I settle on a strategy of, wherever possible, not imposing a clear set of values on other people and letting them figure out their own maximized pleasures-pain equilibrium on the basis that
1) I've no idea what priorities that they have as internal maxims
2) I don't like/dislike the same things they do anyway and that'd probably be really boring if I did
3) I've no idea what the hell they're talking about anyway
4) We're still pretty interconnected enough that it should balance out if people are silly.

That does mean that you have to impose the value that other people should have rights to decide these things themselves as much as possible rather than being forced to abide, and that the "force" of social inclusion and the adaptation of fitting in with the crowds somewhere is still not a force that requires us to go along with it. At least as long as we don't start violating (and/or eliminating) other people in order to stand out. The real inconsistency and frustration arises when people express clear desires for one thing, even a desire for a corner solution for it, and then go off and do things that are totally unrelated, inappropriate, or otherwise don't work within their stated goals. If somebody had told me they like chocolate cake and they're really allergic to chocolate, that would tend not to work out very well either.

5 comments:

AL said...

I take issue with the idea of spandrel, or that moments that we experience as profound or mystic are simply byproducts of our transcendent experiences through sex. Certainly, as humans, it's natural that we assign meaning to elements or experiences that we don't necessarily fully understand, based on the vocabulary we have at our disposal. However, isn't it possible that there is a large variety of transcendent or enlightened experiences, operating on many levels, sexual experience being only one such path? These paths may look similar (or identical) from a neurological standpoint, but may be experienced completely differently from one moment to the next, or from one person to another. And is there not a certain magic in the workings of nature - even when it is, simply, nature?
And, although an asteroid could, as you say, fuck up our day pretty well, it never yet has. To me, that means, at the least, something.

Sun Tzu said...

I think the point was that people interpret these experiences very specifically and subjectively and thus it doesn't quite matter (to them) how they ended up there, it matters how they interpreted and acted upon it.

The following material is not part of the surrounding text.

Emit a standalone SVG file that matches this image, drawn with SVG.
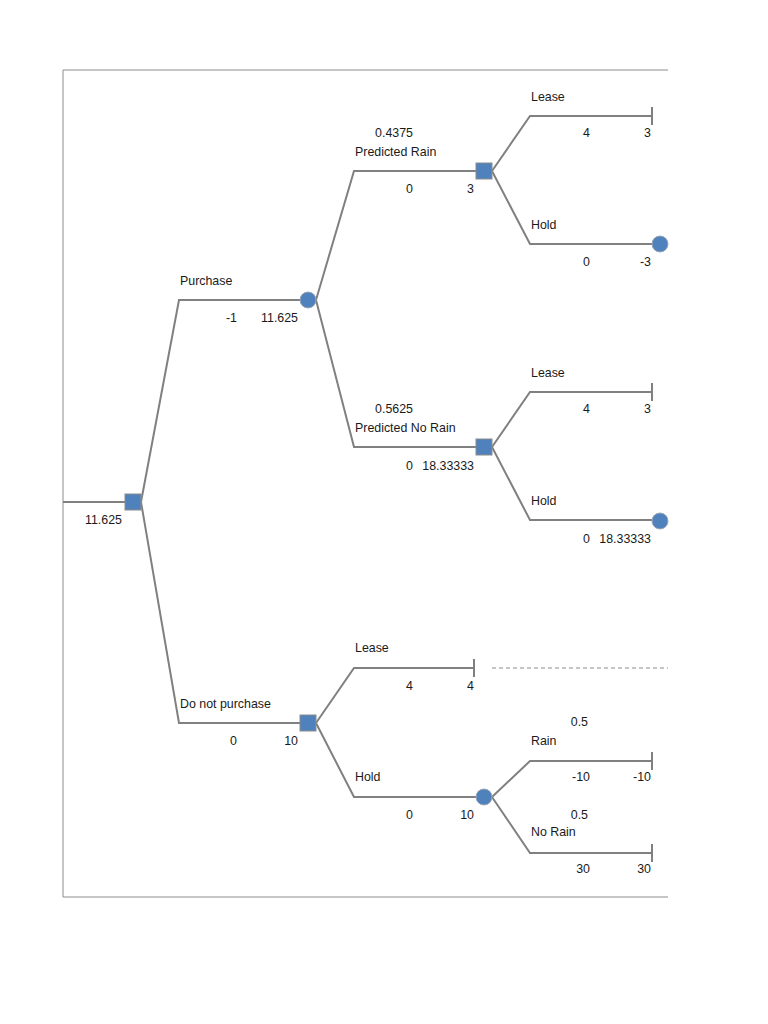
<svg xmlns="http://www.w3.org/2000/svg" width="768" height="1024" viewBox="0 0 768 1024">
<style>
.ln{fill:none;stroke:#808080;stroke-width:2}
.fr{fill:none;stroke:#8c8c8c;stroke-width:1}
.dash{fill:none;stroke:#8c8c8c;stroke-width:1;stroke-dasharray:4 3}
.dec{fill:#4f81bd;stroke:#8c8c8c;stroke-width:1}
.chn{fill:#4f81bd;stroke:#9aa7b8;stroke-width:1}
text{font-family:"Liberation Sans",Arial,sans-serif;font-size:12.4px;fill:#1a1a1a}
.r{text-anchor:end}
</style>
<rect width="768" height="1024" fill="#fff"/>
<path class="fr" d="M668,70 H63 V897 H668"/>
<g id="connectors">
<path class="ln" d="M63,502 H125"/>
<path class="ln" d="M141,502 L179,300 H300"/>
<path class="ln" d="M141,502 L179,723 H300"/>
<path class="ln" d="M316,300 L354,171 H476"/>
<path class="ln" d="M316,300 L354,447 H476"/>
<path class="ln" d="M492,171 L530,116 H652 M652,107 V125"/>
<path class="ln" d="M492,171 L530,244 H652"/>
<path class="ln" d="M492,447 L530,392 H652 M652,383 V401"/>
<path class="ln" d="M492,447 L530,520 H652"/>
<path class="ln" d="M316,723 L354,668 H474 M474,659 V677"/>
<path class="dash" d="M492,668 H668"/>
<path class="ln" d="M316,723 L354,797 H476"/>
<path class="ln" d="M492,797 L530,761 H652 M652,752 V770"/>
<path class="ln" d="M492,797 L530,853 H652 M652,844 V862"/>
</g>
<g id="root"><rect class="dec" x="125" y="494" width="16" height="16"/><text x="85" y="524">11.625</text></g>
<g id="purchase"><circle class="chn" cx="308" cy="300" r="8"/><text x="180" y="285">Purchase</text><text class="r" x="237" y="322">-1</text><text class="r" x="298" y="322">11.625</text></g>
<g id="pred-rain"><rect class="dec" x="476" y="163" width="16" height="16"/><text class="r" x="413" y="137">0.4375</text><text x="355" y="156">Predicted Rain</text><text class="r" x="413" y="193">0</text><text class="r" x="474" y="193">3</text></g>
<g id="pr-lease"><text x="531" y="101">Lease</text><text class="r" x="590" y="137">4</text><text class="r" x="651" y="137">3</text></g>
<g id="pr-hold"><circle class="chn" cx="660" cy="244" r="8"/><text x="531" y="229">Hold</text><text class="r" x="590" y="266">0</text><text class="r" x="651" y="266">-3</text></g>
<g id="pred-norain"><rect class="dec" x="476" y="439" width="16" height="16"/><text class="r" x="413" y="413">0.5625</text><text x="355" y="432">Predicted No Rain</text><text class="r" x="413" y="470">0</text><text class="r" x="474" y="470">18.33333</text></g>
<g id="pn-lease"><text x="531" y="377">Lease</text><text class="r" x="590" y="413">4</text><text class="r" x="651" y="413">3</text></g>
<g id="pn-hold"><circle class="chn" cx="660" cy="521" r="8"/><text x="531" y="505">Hold</text><text class="r" x="590" y="543">0</text><text class="r" x="651" y="543">18.33333</text></g>
<g id="no-purchase"><rect class="dec" x="300" y="715" width="16" height="16"/><text x="180" y="708">Do not purchase</text><text class="r" x="237" y="745">0</text><text class="r" x="298" y="745">10</text></g>
<g id="np-lease"><text x="355" y="652">Lease</text><text class="r" x="413" y="690">4</text><text class="r" x="474" y="690">4</text></g>
<g id="np-hold"><circle class="chn" cx="484" cy="797" r="8"/><text x="355" y="781">Hold</text><text class="r" x="413" y="819">0</text><text class="r" x="474" y="819">10</text></g>
<g id="rain"><text class="r" x="588" y="726">0.5</text><text x="531" y="745">Rain</text><text class="r" x="590" y="781">-10</text><text class="r" x="651" y="781">-10</text></g>
<g id="norain"><text class="r" x="588" y="819">0.5</text><text x="531" y="836">No Rain</text><text class="r" x="590" y="873">30</text><text class="r" x="651" y="873">30</text></g>
</svg>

Still, if it looks similar neurologically, then I'm not sure how it functions as mysticism. Which, given how we've historically used mysticism, is the problem with it to begin with. It functions as something else. Like "pretty flower/sunset/storm". Which I'm fine with if that's all it is.

I don't see how the lack of an asteroid fuckup means much though. There are many thousands of things that could ruin the day just like that but which are rare or may have happened many millions of years ago. I don't see how we should choose to attach meaning to a law of large numbers probabilities situation.

Sun Tzu said...

The dice, as they say, don't have any memory. That doesn't mean it can't come up 7s for a very long time.

AL said...

On asteroids: The meaning I assign to the lack of asteroids or otherwise day-ruining situations is simply that we continue, as planet, to remain and persist, and that makes me happy (unquantifiable, I know). I'm not saying that it's evidence of a supernatural power or a father figure in the sky.
And, as you seem to suggest, attaching meaning is an individual choice.

Sun Tzu said...

Whatever makes you happy I guess.

The day ruining things I don't tend to worry about more because I have no control over most of them and less because they're rarely occurring. I see plenty enough day ruining things that happen all the time that can be controlled and get ignored because people are too busy worrying about "acts of god" or, worse, the bastardized acts of man (ie, the oil spill disaster and the supposed need for public furor and rage channeled to the President).